# STATED EXERCISE:
Copy out each line of the listing that has the word "this" in it.

# DATA SUPPLIED:
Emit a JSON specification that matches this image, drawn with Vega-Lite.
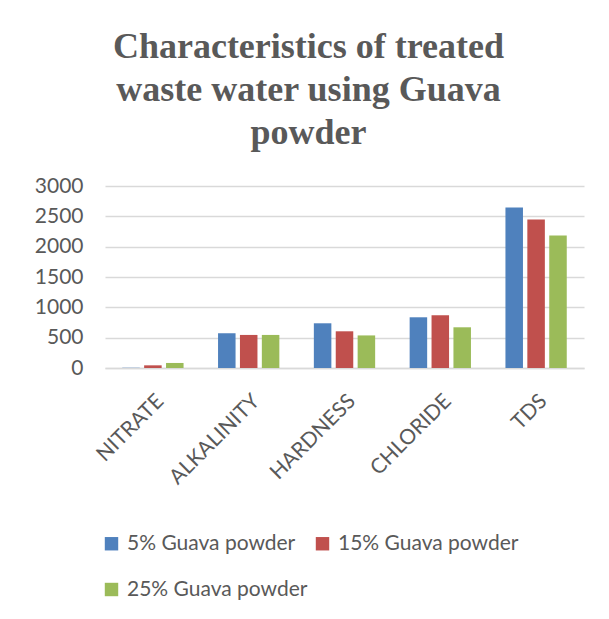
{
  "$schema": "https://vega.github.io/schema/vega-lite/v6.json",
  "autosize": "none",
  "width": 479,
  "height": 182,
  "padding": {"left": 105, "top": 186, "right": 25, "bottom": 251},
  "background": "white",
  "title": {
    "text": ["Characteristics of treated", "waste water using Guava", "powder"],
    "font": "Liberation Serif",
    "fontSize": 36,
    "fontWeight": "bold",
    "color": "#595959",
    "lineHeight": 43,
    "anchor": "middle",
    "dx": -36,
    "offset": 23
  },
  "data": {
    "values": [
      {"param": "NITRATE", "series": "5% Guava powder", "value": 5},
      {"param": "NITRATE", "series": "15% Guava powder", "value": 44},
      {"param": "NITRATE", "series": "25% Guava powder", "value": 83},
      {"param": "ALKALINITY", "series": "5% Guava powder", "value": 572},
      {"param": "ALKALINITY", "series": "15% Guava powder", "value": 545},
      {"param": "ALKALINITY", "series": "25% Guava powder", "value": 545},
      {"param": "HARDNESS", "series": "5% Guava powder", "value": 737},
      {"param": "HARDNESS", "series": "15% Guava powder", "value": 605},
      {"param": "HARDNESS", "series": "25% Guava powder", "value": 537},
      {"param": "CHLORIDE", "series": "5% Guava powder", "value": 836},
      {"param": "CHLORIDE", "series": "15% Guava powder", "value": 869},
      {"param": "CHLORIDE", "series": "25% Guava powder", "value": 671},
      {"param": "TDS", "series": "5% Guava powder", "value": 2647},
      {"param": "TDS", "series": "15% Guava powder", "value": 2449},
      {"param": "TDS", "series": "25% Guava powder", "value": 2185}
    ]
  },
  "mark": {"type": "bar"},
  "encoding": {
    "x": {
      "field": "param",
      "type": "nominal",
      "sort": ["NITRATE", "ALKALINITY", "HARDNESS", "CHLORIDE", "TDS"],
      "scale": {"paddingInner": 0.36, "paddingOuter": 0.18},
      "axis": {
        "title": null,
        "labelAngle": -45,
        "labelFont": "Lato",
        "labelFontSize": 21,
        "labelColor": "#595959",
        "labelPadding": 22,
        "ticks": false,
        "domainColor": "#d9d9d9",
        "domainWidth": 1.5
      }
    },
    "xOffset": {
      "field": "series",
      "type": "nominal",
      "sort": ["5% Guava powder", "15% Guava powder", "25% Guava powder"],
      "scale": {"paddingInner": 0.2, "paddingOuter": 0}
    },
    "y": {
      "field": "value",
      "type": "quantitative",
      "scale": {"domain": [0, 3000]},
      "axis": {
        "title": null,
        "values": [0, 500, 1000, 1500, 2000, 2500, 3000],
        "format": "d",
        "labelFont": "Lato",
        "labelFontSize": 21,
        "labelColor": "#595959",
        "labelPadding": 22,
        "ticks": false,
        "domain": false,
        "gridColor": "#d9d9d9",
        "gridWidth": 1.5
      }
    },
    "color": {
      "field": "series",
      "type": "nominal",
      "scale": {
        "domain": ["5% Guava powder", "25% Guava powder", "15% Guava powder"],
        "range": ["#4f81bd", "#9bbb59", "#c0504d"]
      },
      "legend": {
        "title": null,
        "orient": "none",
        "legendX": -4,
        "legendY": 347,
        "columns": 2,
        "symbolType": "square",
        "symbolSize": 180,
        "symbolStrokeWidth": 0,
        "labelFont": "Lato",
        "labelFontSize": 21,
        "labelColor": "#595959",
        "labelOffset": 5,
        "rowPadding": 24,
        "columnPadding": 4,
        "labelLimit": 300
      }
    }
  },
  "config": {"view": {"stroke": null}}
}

* * *

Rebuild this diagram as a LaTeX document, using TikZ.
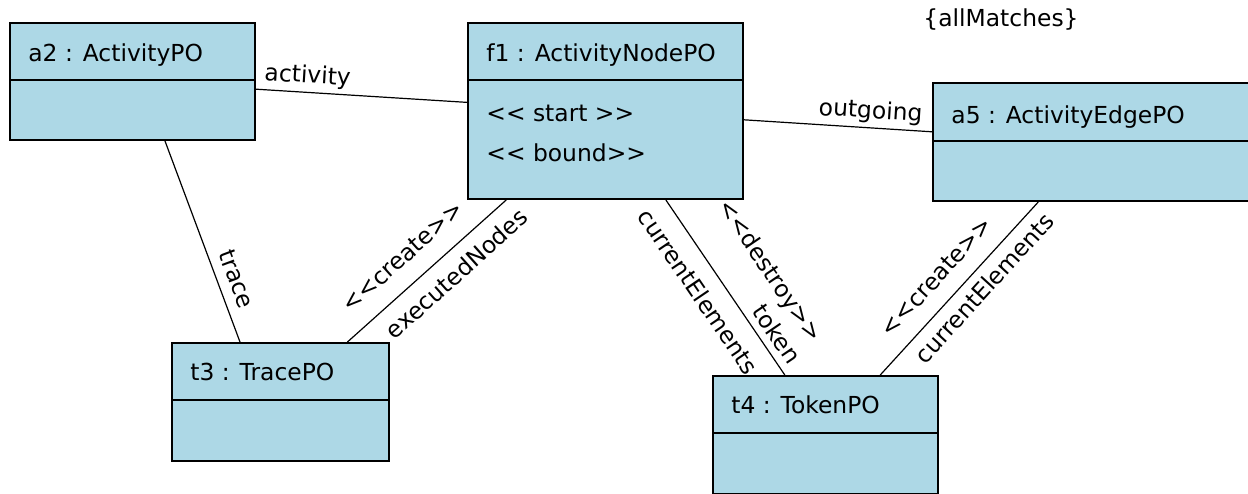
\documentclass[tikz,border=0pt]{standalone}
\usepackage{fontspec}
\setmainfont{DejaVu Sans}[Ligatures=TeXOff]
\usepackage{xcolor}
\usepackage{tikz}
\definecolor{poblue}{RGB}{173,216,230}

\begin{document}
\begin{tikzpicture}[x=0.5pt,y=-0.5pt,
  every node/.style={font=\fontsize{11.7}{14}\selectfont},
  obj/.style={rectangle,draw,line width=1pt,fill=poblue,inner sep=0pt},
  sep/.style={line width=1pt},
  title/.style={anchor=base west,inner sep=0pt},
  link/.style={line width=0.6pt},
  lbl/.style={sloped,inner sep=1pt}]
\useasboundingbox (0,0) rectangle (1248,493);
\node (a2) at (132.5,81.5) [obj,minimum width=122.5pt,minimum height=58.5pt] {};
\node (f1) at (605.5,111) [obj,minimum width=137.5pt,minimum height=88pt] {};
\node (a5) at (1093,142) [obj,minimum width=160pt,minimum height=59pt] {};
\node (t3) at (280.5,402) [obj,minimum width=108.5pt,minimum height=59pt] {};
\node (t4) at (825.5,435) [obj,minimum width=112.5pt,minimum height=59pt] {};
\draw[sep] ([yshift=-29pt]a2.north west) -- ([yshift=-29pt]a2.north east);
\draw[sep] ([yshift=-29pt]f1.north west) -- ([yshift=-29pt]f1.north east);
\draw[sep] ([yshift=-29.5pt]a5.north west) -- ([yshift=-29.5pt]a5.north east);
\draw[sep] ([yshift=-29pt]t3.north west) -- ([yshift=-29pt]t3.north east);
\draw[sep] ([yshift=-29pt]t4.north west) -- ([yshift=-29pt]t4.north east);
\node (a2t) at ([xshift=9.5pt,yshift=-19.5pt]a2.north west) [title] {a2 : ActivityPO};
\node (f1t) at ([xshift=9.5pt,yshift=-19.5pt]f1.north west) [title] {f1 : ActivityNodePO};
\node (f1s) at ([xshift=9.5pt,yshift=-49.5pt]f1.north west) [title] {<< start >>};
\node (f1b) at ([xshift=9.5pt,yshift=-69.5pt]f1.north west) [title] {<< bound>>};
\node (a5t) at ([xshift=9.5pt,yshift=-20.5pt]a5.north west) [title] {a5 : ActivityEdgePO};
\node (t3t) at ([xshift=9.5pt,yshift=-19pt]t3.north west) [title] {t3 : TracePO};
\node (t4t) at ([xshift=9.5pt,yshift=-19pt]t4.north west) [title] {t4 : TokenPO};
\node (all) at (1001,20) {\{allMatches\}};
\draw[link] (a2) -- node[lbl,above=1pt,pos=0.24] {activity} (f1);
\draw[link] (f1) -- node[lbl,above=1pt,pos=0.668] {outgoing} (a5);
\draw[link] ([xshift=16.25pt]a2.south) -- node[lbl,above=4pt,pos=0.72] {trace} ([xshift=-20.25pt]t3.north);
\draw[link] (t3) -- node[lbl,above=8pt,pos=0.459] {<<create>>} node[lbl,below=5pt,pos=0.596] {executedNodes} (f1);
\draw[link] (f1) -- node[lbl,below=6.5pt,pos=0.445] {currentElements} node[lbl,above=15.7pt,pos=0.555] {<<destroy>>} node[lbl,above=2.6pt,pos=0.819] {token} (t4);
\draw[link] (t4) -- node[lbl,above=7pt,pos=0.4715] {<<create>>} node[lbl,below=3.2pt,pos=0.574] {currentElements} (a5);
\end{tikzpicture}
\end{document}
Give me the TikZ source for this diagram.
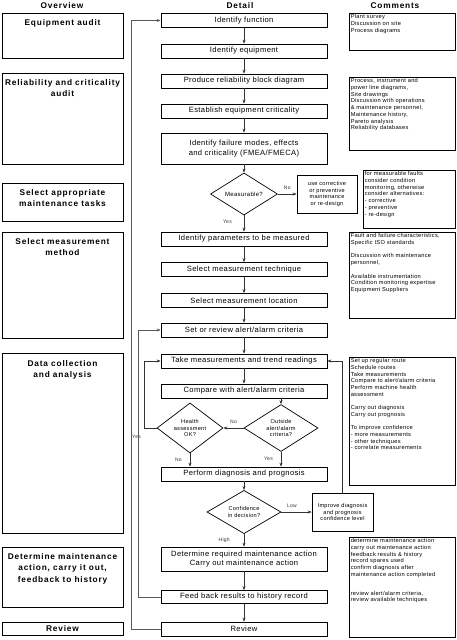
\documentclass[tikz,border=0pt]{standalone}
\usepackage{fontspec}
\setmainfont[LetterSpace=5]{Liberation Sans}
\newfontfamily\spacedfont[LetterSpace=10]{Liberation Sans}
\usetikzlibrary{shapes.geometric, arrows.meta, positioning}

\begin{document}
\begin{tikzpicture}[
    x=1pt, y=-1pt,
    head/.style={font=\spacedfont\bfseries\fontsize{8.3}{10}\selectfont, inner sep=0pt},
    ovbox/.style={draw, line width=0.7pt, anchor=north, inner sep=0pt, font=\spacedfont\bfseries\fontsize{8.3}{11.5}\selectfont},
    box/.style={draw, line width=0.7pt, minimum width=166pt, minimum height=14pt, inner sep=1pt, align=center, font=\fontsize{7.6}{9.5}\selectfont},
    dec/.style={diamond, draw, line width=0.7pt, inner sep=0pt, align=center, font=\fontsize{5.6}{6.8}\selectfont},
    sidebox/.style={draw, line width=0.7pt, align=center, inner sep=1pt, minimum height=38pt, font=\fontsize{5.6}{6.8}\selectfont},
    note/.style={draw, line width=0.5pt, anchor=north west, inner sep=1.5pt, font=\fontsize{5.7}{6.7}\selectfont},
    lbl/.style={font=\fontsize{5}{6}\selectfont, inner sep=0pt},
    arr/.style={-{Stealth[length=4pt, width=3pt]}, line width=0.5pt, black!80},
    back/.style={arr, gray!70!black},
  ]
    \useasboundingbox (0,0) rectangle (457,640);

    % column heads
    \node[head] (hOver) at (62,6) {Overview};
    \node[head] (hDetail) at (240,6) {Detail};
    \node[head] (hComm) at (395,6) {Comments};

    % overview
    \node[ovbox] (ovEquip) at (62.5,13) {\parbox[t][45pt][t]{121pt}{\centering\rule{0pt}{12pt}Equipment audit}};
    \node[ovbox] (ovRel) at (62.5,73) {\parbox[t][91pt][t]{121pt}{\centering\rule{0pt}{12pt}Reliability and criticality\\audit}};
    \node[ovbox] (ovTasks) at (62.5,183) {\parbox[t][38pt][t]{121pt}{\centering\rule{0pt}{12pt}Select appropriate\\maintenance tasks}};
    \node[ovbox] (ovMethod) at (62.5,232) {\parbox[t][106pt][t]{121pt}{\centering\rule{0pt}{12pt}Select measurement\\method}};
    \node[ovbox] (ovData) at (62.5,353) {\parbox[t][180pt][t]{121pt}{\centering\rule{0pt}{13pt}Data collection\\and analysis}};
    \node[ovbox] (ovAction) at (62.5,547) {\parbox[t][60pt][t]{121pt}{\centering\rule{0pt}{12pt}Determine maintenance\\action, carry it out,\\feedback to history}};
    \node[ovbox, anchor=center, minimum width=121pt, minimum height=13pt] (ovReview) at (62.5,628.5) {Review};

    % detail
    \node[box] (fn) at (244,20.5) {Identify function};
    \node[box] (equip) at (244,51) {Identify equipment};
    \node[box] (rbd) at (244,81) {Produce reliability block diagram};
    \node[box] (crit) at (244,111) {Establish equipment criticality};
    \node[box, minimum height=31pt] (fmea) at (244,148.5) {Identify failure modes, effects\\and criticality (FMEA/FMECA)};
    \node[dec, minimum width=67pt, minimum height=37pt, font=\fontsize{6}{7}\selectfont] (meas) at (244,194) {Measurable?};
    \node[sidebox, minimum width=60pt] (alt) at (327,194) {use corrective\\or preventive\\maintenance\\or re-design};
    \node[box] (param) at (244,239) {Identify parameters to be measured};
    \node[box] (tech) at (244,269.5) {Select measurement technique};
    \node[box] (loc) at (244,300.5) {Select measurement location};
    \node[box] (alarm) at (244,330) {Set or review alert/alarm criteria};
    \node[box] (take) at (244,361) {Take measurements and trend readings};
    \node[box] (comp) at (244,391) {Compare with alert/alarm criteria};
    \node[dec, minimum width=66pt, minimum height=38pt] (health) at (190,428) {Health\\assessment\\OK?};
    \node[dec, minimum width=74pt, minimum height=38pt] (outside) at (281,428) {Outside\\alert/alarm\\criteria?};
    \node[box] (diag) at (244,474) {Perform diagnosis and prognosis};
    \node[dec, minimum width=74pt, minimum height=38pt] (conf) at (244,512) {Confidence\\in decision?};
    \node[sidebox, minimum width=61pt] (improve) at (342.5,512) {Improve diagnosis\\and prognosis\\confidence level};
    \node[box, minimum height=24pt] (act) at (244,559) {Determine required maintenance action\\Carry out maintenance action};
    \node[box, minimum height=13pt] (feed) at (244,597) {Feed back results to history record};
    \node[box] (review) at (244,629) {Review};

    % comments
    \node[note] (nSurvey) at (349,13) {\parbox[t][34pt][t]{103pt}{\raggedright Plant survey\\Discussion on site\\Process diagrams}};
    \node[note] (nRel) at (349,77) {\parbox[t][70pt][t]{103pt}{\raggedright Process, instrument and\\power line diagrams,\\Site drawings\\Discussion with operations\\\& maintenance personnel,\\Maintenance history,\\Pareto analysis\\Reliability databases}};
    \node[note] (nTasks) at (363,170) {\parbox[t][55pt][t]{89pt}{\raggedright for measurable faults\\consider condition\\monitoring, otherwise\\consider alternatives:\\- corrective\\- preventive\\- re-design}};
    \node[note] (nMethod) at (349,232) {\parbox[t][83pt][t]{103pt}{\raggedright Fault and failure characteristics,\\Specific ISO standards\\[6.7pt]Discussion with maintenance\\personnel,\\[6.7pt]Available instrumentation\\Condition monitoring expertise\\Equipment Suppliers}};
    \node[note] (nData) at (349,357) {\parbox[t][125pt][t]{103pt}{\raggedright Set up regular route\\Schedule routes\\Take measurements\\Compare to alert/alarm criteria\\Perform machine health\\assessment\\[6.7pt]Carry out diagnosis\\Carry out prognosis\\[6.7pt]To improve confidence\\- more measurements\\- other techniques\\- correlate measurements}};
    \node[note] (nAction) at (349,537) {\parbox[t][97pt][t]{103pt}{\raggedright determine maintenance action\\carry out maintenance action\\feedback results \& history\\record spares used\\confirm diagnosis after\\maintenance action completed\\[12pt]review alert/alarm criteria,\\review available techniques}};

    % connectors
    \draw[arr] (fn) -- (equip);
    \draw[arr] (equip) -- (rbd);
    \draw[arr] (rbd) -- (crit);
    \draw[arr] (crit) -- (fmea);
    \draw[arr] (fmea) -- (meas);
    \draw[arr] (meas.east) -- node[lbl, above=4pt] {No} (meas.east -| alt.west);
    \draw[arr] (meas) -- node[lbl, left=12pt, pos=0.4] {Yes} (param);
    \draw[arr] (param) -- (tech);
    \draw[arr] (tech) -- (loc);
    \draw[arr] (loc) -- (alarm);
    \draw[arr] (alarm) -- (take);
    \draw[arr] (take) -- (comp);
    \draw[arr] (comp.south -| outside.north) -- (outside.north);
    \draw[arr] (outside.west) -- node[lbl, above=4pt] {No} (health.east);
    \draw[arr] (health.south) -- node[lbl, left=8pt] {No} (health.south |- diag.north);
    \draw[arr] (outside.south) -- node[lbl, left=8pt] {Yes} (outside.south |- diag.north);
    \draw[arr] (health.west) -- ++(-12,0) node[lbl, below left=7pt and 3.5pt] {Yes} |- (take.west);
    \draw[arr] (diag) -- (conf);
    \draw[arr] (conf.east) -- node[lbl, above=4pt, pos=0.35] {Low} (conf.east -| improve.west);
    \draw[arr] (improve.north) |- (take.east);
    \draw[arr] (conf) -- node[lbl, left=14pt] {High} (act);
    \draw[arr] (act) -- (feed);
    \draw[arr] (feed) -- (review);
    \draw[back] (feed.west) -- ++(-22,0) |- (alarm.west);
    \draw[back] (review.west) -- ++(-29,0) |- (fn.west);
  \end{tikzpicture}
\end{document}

# EXERCISE RESPONSE:
Emit a JSON specification that matches this image, drawn with Vega-Lite.
Rebuild this diagram as a LaTeX document, using TikZ.
Give me the TikZ source for this diagram.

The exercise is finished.